Viewing window c) is $$[-15,5,-15,5]$$. This means the x-values range from -15 to 5, and the y-values range from -15 to 5.
Let's check if the x-intercept $$(-\frac{7}{3}, 0)$$ is within this window:
For the x-coordinate: Is $$-15 \le -\frac{7}{3} \le 5$$? Yes, because $$-2.33$$ is between -15 and 5.
For the y-coordinate: Is $$-15 \le 0 \le 5$$? Yes.
So, the x-intercept is contained in window c).
Now let's check if the y-intercept $$(0, 7)$$ is within this window:
For the x-coordinate: Is $$-15 \le 0 \le 5$$? Yes.
For the y-coordinate: Is $$-15 \le 7 \le 5$$? No, because 7 is greater than 5.
Therefore, the y-intercept is not shown in window c). So, option c) is not the correct answer.

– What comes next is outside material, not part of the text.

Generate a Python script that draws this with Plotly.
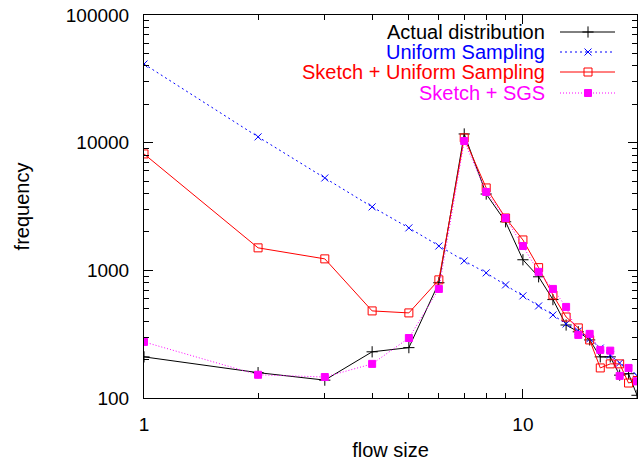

**step8** Evaluating Viewing Window d

Viewing window d) is $$[-10,10,-30,0]$$. This means the x-values range from -10 to 10, and the y-values range from -30 to 0.
Let's check if the x-intercept $$(-\frac{7}{3}, 0)$$ is within this window:
For the x-coordinate: Is $$-10 \le -\frac{7}{3} \le 10$$? Yes, because $$-2.33$$ is between -10 and 10.
For the y-coordinate: Is $$-30 \le 0 \le 0$$? Yes.
So, the x-intercept is contained in window d).
Now let's check if the y-intercept $$(0, 7)$$ is within this window:
For the x-coordinate: Is $$-10 \le 0 \le 10$$? Yes.
For the y-coordinate: Is $$-30 \le 7 \le 0$$? No, because 7 is greater than 0.
Therefore, the y-intercept is not shown in window d). So, option d) is not the correct answer.

**step9** Determining the correct viewing window

Based on our evaluation of all the viewing windows, only window a) $$[-10,10,-10,10]$$ contains both the x-intercept $$(-\frac{7}{3}, 0)$$ and the y-intercept $$(0, 7)$$.